Learning to Write

Posted by Annie on Jan 30, 2007 in Activity, Education |

I’ve been a little concerned over my son’s writing skills lately. So, what do I do? I revert back to my typical schooled methods (employed by public schools across the nation) and purchased a Writing workbook from Mc Graw Hill.

As a self-proclaimed unorthodox child-lead homeschooler, I am not proud of myself. There has to be a better way than struggling with a child who resists any kind of tradional schooling methods.

My friend and colleague, Diane Flynn Keith editor of Homefire ~ The Journal of Homeschooling Online had a couple of terrific ideas that had never occured to me. Diane recommends using real-life situations to assist students in mastering essential skills such as writing.

My ten-year-old son hates to write, though when pressed he prints very well. Getting him to do so willingly is the hard part. Diane recommends giving the child the task of taking down phone messages off the answering machine. Just as you would pay a secretary to answer the phone and take messages, you can agree to pay your child a small amount to faithful perform this task. Pay your child enough to encourage him or her to want to do the task and do it well, but not so much that it breaks the bank doing so. (Maybe .10 or .25 per message.)

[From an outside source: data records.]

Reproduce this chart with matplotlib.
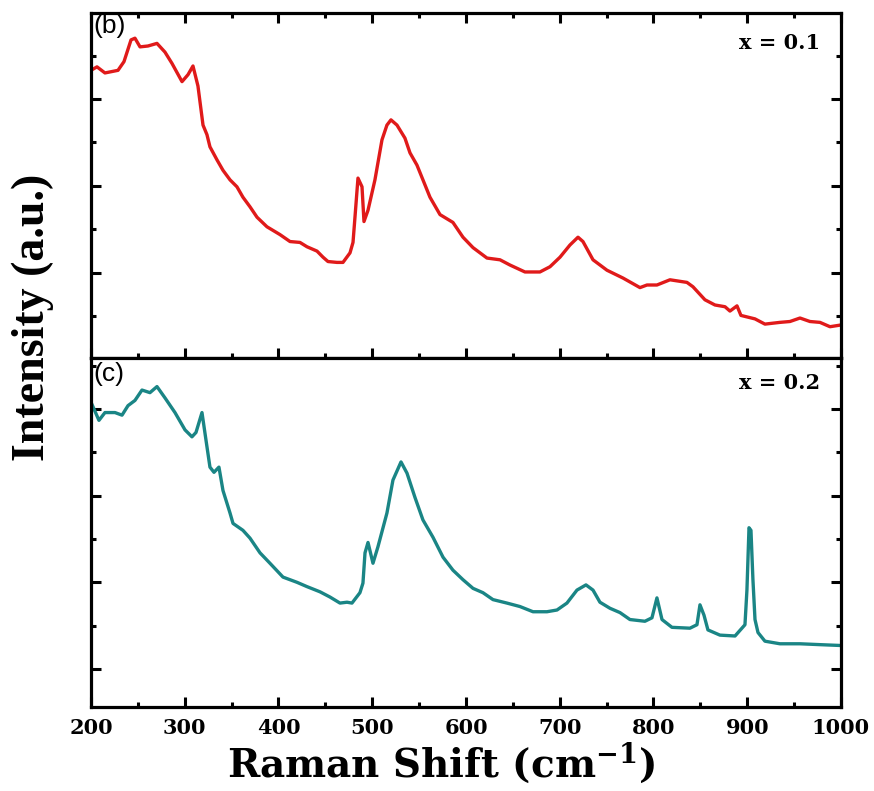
import matplotlib
matplotlib.use('Agg')
import matplotlib.pyplot as plt
from matplotlib.ticker import MultipleLocator, NullFormatter

# Raman spectra (wavenumber in cm^-1, intensity in a.u.)
shift_b = [200, 206.4, 214.9, 228.8, 235.2, 242.7, 246.9, 252.3, 260.8, 270.4,
           278.9, 286.4, 297.1, 303.5, 308.8, 314.1, 319.5, 323.7, 326.9, 334.4,
           340.8, 348.3, 355.7, 362.1, 369.6, 377.1, 387.7, 401.6, 412.3, 422.9,
           430.4, 441.1, 447.5, 452.8, 462.4, 468.8, 476.3, 479.5, 481.6, 484.8,
           489.1, 491.2, 495.5, 502.9, 510.4, 515.7, 520.0, 526.4, 534.9, 540.3,
           547.7, 554.1, 561.6, 572.3, 586.1, 596.8, 607.5, 622.4, 636.3, 646.9,
           662.9, 678.9, 689.6, 700.3, 710.9, 719.5, 724.8, 735.5, 750.4, 767.5,
           785.6, 793.1, 803.7, 817.6, 835.7, 842.1, 854.9, 865.6, 876.3, 881.6,
           889.1, 893.3, 908.3, 918.9, 934.9, 945.6, 956.3, 966.9, 977.6, 988.3,
           1000]
int_b = [3.33, 3.37, 3.30, 3.33, 3.43, 3.68, 3.70, 3.60, 3.61, 3.64,
         3.54, 3.41, 3.20, 3.28, 3.38, 3.15, 2.70, 2.59, 2.45, 2.30,
         2.18, 2.07, 1.99, 1.87, 1.76, 1.64, 1.53, 1.44, 1.36, 1.35,
         1.30, 1.25, 1.18, 1.13, 1.12, 1.12, 1.23, 1.35, 1.64, 2.09,
         1.99, 1.59, 1.72, 2.07, 2.53, 2.70, 2.76, 2.70, 2.55, 2.38,
         2.24, 2.07, 1.87, 1.67, 1.58, 1.41, 1.29, 1.17, 1.15, 1.09,
         1.01, 1.01, 1.07, 1.18, 1.32, 1.41, 1.36, 1.15, 1.03, 0.94,
         0.83, 0.86, 0.86, 0.92, 0.89, 0.84, 0.69, 0.63, 0.61, 0.56,
         0.62, 0.51, 0.47, 0.41, 0.43, 0.44, 0.48, 0.44, 0.43, 0.38,
         0.40]

shift_c = [200, 208.5, 214.9, 225.6, 233.1, 239.5, 246.9, 254.4, 262.9, 270.4,
           278.9, 289.6, 300.3, 307.7, 312.0, 318.4, 322.7, 326.9, 331.2, 336.5,
           340.8, 348.3, 351.5, 362.1, 369.6, 380.3, 390.9, 404.8, 419.7, 430.4,
           444.3, 454.9, 465.6, 473.1, 478.4, 486.9, 490.1, 492.3, 495.5, 500.8,
           506.1, 515.7, 522.1, 530.7, 537.1, 545.6, 554.1, 564.8, 575.5, 586.1,
           596.8, 607.5, 618.1, 628.8, 643.7, 657.6, 671.5, 686.4, 697.1, 707.7,
           718.4, 728.0, 735.5, 742.9, 753.6, 764.3, 774.9, 790.9, 798.4, 803.7,
           809.1, 819.7, 838.9, 846.4, 849.6, 853.9, 858.1, 870.9, 887.0, 897.6,
           899.7, 901.9, 904.0, 906.1, 908.3, 911.5, 918.9, 934.9, 956.3, 977.6,
           1000]
int_c = [4.08, 3.87, 3.96, 3.96, 3.93, 4.04, 4.10, 4.22, 4.19, 4.26,
         4.13, 3.96, 3.76, 3.68, 3.73, 3.96, 3.64, 3.33, 3.27, 3.33,
         3.06, 2.80, 2.68, 2.60, 2.51, 2.34, 2.22, 2.06, 2.00, 1.95,
         1.89, 1.83, 1.76, 1.77, 1.76, 1.88, 1.99, 2.34, 2.46, 2.22,
         2.41, 2.80, 3.18, 3.39, 3.26, 2.98, 2.72, 2.52, 2.29, 2.14,
         2.03, 1.93, 1.88, 1.80, 1.76, 1.72, 1.66, 1.66, 1.68, 1.76,
         1.91, 1.97, 1.91, 1.77, 1.70, 1.65, 1.57, 1.55, 1.59, 1.82,
         1.57, 1.48, 1.47, 1.51, 1.74, 1.62, 1.45, 1.39, 1.38, 1.51,
         1.91, 2.63, 2.60, 2.03, 1.57, 1.42, 1.32, 1.29, 1.29, 1.28,
         1.27]

panel_tags = ['(b)', '(c)']
compositions = ['x = 0.1', 'x = 0.2']
x_ticks = [200, 300, 400, 500, 600, 700, 800, 900, 1000]

plt.rcParams['mathtext.fontset'] = 'dejavuserif'

fig = plt.figure(figsize=(8.74, 7.91), dpi=100)
ax_b = fig.add_axes([0.1041, 0.5474, 0.8581, 0.4362])
ax_c = fig.add_axes([0.1041, 0.1062, 0.8581, 0.4412], sharex=ax_b)

ax_b.plot(shift_b, int_b, color='#e01a1a', lw=2.4)
ax_c.plot(shift_c, int_c, color='#1a8585', lw=2.4)

ax_b.set_ylim(0.02, 3.99)
ax_c.set_ylim(0.56, 4.59)
ax_b.set_xlim(200, 1000)

for ax in (ax_b, ax_c):
    for sp in ax.spines.values():
        sp.set_linewidth(2.3)
    ax.xaxis.set_major_locator(MultipleLocator(100))
    ax.xaxis.set_minor_locator(MultipleLocator(50))
    ax.yaxis.set_major_locator(MultipleLocator(1))
    ax.yaxis.set_minor_locator(MultipleLocator(0.5))
    ax.yaxis.set_major_formatter(NullFormatter())
    ax.tick_params(which='major', direction='in', length=7, width=2.2, left=True, right=True)
    ax.tick_params(which='minor', direction='in', length=3.5, width=2.2, left=True, right=True)

ax_b.tick_params(which='both', top=True, bottom=True, labelbottom=False)
ax_c.tick_params(which='both', top=False, bottom=True)
ax_c.set_xticks(x_ticks)
ax_c.set_xticklabels([str(t) for t in x_ticks], fontfamily='DejaVu Serif',
                     fontweight='bold', fontsize=15)
ax_c.tick_params(axis='x', which='major', pad=8)

for ax, tag, comp, ty, cy in [(ax_b, panel_tags[0], compositions[0], 0.962, 0.913),
                              (ax_c, panel_tags[1], compositions[1], 0.953, 0.928)]:
    ax.text(0.003, ty, tag, transform=ax.transAxes, ha='left', va='center',
            fontfamily='Liberation Sans', fontsize=19)
    ax.text(0.972, cy, comp, transform=ax.transAxes, ha='right', va='center',
            fontfamily='DejaVu Serif', fontweight='bold', fontsize=15)

fig.text(0.037, 0.599, 'Intensity (a.u.)', rotation=90, ha='center', va='center',
         fontfamily='Liberation Serif', fontweight='bold', fontsize=33)
fig.text(0.505, 0.036, r'Raman Shift (cm$^{\mathbf{-1}}$)', ha='center', va='center',
         fontfamily='DejaVu Serif', fontweight='bold', fontsize=28)

fig.savefig('out.png', dpi=100)
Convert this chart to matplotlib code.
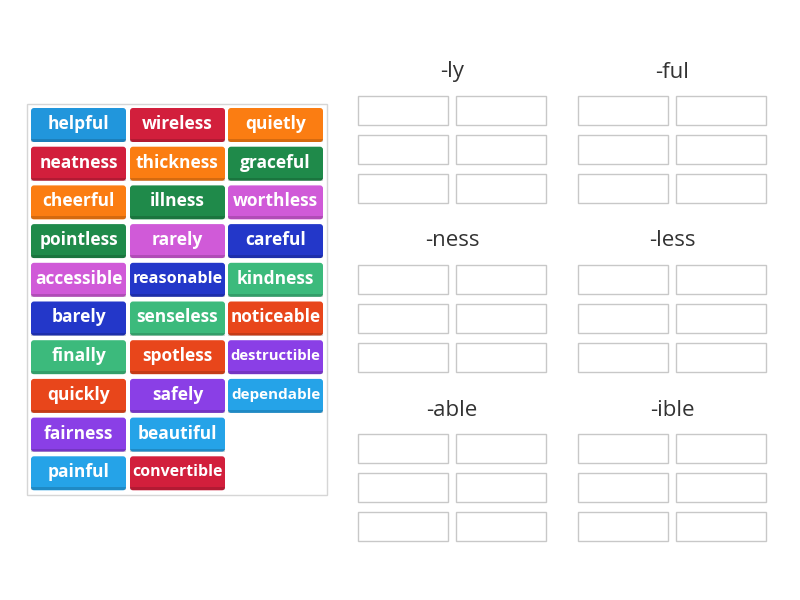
import matplotlib.pyplot as plt
import matplotlib.patches as patches

words = ['helpful', 'wireless', 'quietly', 'neatness', 'thickness', 'graceful',
         'cheerful', 'illness', 'worthless', 'pointless', 'rarely', 'careful',
         'accessible', 'reasonable', 'kindness', 'barely', 'senseless', 'noticeable',
         'finally', 'spotless', 'destructible', 'quickly', 'safely', 'dependable',
         'fairness', 'beautiful', 'painful', 'convertible']
palette = {'blue': '#2196dc', 'red': '#d21f3c', 'orange': '#fb7d12', 'dgreen': '#1f8a4a',
           'pink': '#d05ad8', 'dblue': '#2337c9', 'teal': '#3cba7c', 'rorange': '#e8461b',
           'purple': '#8a3fe6', 'lblue': '#25a3e8'}
word_colors = ['blue', 'red', 'orange', 'red', 'orange', 'dgreen',
               'orange', 'dgreen', 'pink', 'dgreen', 'pink', 'dblue',
               'pink', 'dblue', 'teal', 'dblue', 'teal', 'rorange',
               'teal', 'rorange', 'purple', 'rorange', 'purple', 'lblue',
               'purple', 'lblue', 'lblue', 'red']
headers = ['-ly', '-ful', '-ness', '-less', '-able', '-ible']

fig = plt.figure(figsize=(8, 6), dpi=100)
ax = fig.add_axes([0, 0, 1, 1])
ax.set_xlim(0, 800)
ax.set_ylim(600, 0)
ax.axis('off')
renderer = fig.canvas.get_renderer()

# word bank
ax.add_patch(patches.Rectangle((27, 104), 300, 391, fill=False, edgecolor='#d6d6d6', lw=1))
col_x = [31, 130, 228]
for i, (w, c) in enumerate(zip(words, word_colors)):
    if i < 24:
        r, k = divmod(i, 3)
    else:
        r, k = 8 + (i - 24) // 2, (i - 24) % 2
    x, y = col_x[k], 108 + r * 38.7
    ax.add_patch(patches.FancyBboxPatch((x, y), 95, 34, boxstyle='round,pad=0,rounding_size=3',
                                        facecolor=palette[c], edgecolor='none'))
    ax.add_patch(patches.Rectangle((x, y + 31), 95, 3, facecolor='black', alpha=0.15, edgecolor='none'))
    t = ax.text(x + 47.5, y + 16, w, ha='center', va='center', color='white',
                fontsize=12.5, fontweight='bold', family='Open Sans')
    wpx = t.get_window_extent(renderer).width
    if wpx > 90:
        t.set_fontsize(12.5 * 90 / wpx)

# target groups
gx = [358, 578]
gy = [96, 265, 434]
for j, h in enumerate(headers):
    r, k = divmod(j, 2)
    x0, y0 = gx[k], gy[r]
    ax.text(x0 + 94, y0 - 24, h, ha='center', va='center', fontsize=16,
            color='#333333', family='Open Sans')
    for rr in range(3):
        for cc in range(2):
            ax.add_patch(patches.Rectangle((x0 + cc * 98, y0 + rr * 39), 90, 29,
                                           fill=False, edgecolor='#c8c8c8', lw=1))

fig.savefig('out.png', dpi=100)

If you send out a lot of mail, have your child address each package or envelope. Instead of using labels for your return address, have your child practice writing by printing out the return address on the envelopes.

A dry erase message board on the fridge for family messages, appointments or keeping track of where everyone is at any given time, is also a helpful way for your child to develop good written communication skills and not tax his or her patience in the process.

When she was telling me about her ideas, I remembered that when my children (now in their late 20’s) would reach the age of 12, I had each of them pay our bills for an entire month. They would write out each check, prepare the envelopes and record each check in our check register. At tax time, one child (a different one each year) would get to help prepare them. You can even prepare dummy tax returns for them to complete.

For those with children who will tolerate writing practice I’ve included some helpful links below. The main rule of thumb that should be observed is that if a child is more than a little resistant, either you are not using the right approach or your child might not yet be ready for the skills you would like to teach. It’s best to put the items away and try again at a later date.